*WRITTEN PROBLEM*. Pictures stay out of the copy; restate everything else in the material exactly.

[start DATA LISTING]

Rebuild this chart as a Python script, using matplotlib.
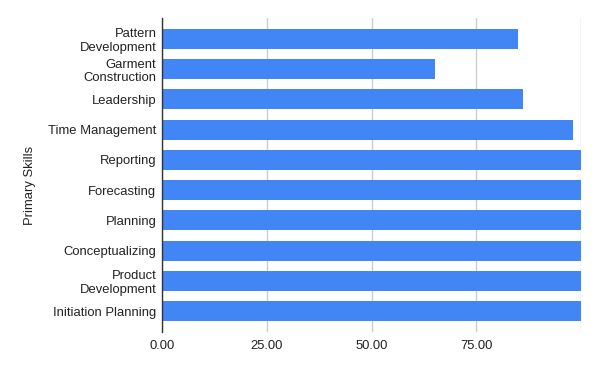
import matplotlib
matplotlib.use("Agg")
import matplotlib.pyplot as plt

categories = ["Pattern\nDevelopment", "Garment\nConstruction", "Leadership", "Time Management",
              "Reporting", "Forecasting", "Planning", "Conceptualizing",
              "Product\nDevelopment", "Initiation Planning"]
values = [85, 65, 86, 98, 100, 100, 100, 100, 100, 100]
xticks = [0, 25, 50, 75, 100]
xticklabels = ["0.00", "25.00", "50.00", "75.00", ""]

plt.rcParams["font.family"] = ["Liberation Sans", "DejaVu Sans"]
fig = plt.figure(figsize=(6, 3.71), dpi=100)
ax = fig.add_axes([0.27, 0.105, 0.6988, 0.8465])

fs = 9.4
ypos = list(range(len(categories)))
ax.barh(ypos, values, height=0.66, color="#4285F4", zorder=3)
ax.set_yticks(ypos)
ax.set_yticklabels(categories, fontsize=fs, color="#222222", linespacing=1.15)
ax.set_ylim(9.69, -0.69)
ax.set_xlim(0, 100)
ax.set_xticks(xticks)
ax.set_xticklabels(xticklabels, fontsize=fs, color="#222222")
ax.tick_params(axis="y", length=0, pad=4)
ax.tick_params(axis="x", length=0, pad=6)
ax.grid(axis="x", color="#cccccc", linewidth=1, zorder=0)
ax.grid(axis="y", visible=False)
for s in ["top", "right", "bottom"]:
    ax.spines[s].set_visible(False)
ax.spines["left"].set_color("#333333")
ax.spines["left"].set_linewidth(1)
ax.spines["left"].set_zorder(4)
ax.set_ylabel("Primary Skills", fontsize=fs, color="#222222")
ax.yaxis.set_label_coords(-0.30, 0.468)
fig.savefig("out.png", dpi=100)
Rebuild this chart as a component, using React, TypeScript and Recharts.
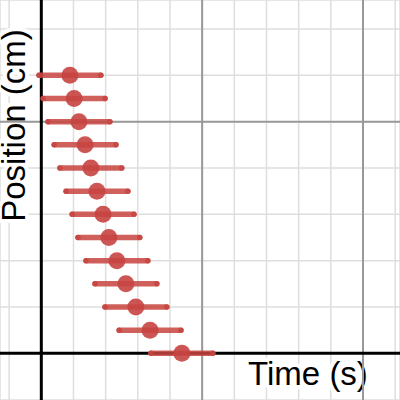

[end DATA LISTING]

*OUTPUT*.
Rebuild this chart as a Python script, using matplotlib.
import matplotlib
matplotlib.use("Agg")
import matplotlib.pyplot as plt

categories = ["Pattern\nDevelopment", "Garment\nConstruction", "Leadership", "Time Management",
              "Reporting", "Forecasting", "Planning", "Conceptualizing",
              "Product\nDevelopment", "Initiation Planning"]
values = [85, 65, 86, 98, 100, 100, 100, 100, 100, 100]
xticks = [0, 25, 50, 75, 100]
xticklabels = ["0.00", "25.00", "50.00", "75.00", ""]

plt.rcParams["font.family"] = ["Liberation Sans", "DejaVu Sans"]
fig = plt.figure(figsize=(6, 3.71), dpi=100)
ax = fig.add_axes([0.27, 0.105, 0.6988, 0.8465])

fs = 9.4
ypos = list(range(len(categories)))
ax.barh(ypos, values, height=0.66, color="#4285F4", zorder=3)
ax.set_yticks(ypos)
ax.set_yticklabels(categories, fontsize=fs, color="#222222", linespacing=1.15)
ax.set_ylim(9.69, -0.69)
ax.set_xlim(0, 100)
ax.set_xticks(xticks)
ax.set_xticklabels(xticklabels, fontsize=fs, color="#222222")
ax.tick_params(axis="y", length=0, pad=4)
ax.tick_params(axis="x", length=0, pad=6)
ax.grid(axis="x", color="#cccccc", linewidth=1, zorder=0)
ax.grid(axis="y", visible=False)
for s in ["top", "right", "bottom"]:
    ax.spines[s].set_visible(False)
ax.spines["left"].set_color("#333333")
ax.spines["left"].set_linewidth(1)
ax.spines["left"].set_zorder(4)
ax.set_ylabel("Primary Skills", fontsize=fs, color="#222222")
ax.yaxis.set_label_coords(-0.30, 0.468)
fig.savefig("out.png", dpi=100)
Rebuild this chart as a component, using React, TypeScript and Recharts.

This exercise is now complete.